Cp = coolant specific heat
m = coolant flowrate
A = coolant flow area
D = coolant flow diameter
u = coolant dynamic viscosity
k = coolant thermal conductivity
p = coolant density

The coolant transport properties (density, specific heat and so on) were all calculated at the Tco value of 380.15 K. They are detailed below:-

Density = 755.6Kg/m^3

Thermal conductivity = 0.185 w/mK

Specific heat = 3.39 x 10^3 J/KgK

Dynamic viscosity = 0.3 x 10^-3 N-s/m^2

These values were calculated for 90% ethanol/water at Tco of 380.15 K. The thermal conductivity was calculated using the Fillipov equation. Dynamic viscosity was found by using the Refutas equation to find kinematic viscosity and then multiplying this by the density.
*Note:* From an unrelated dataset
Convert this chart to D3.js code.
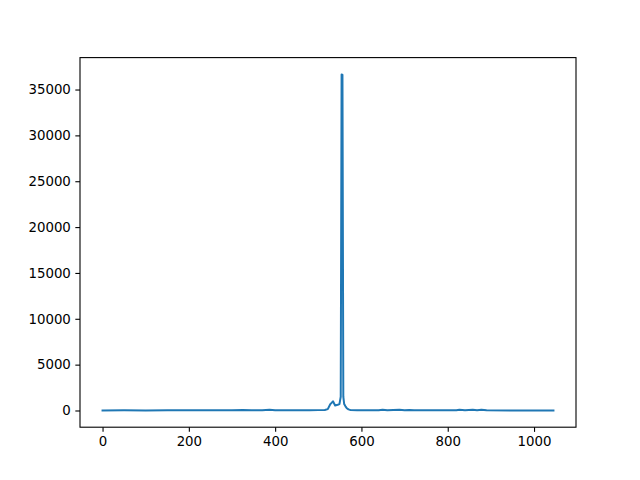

Going back to the practical aspect of 316L tubes, I envisaged the coolant circuit as consisting of a series of tubes joined by manifolds to allow the coolant to pass up and down the chamber, thereby splitting the 63 tubes up into groups of coolant passages. It can be seen that the values to be used in the hc calculation are essentially constants. Only changing the number of tubes in a coolant passage group will alter the coolant flowrate and thus velocity. So the problem then became one of iteration to come as close to an hc value of 4159 W/m^2K as was practicable.

It was found that by splitting the 63 tubes up into 21 coolant passage groups of 3 tubes each, the following result was gained:-

21 groups of 3 tubes, each group of 3 tubes forming one coolant passage

0.84 kg/sec / 21 = 0.04 kg/sec 

0.04 kg/sec through a 6mm ID tube gives a velocity of 1.87 m/sec

then:-

hc = 0.023 ((3.39x10^3 x 0.04)/2.83x10^-5) (0.3x10^-3/(6x10^-3 x 755.6 x 1.87))^0.2 (0.185/0.3x10^-3 x 3.39x10^3)^0.66 


hc = 0.023 x 4791519.4 x 0.129 x 0.325

hc = 4620.3 W/m^2K

Recall that the figure required was 4159 W/m^2K. Do these calculations mean that this hypothetical system would be steady state? I'd say yes, tentatively. They are as far as I've got up to now and they feel right. I'm open to all comments and that is why I have posted them here. I'd be very grateful for any thoughts on all of this.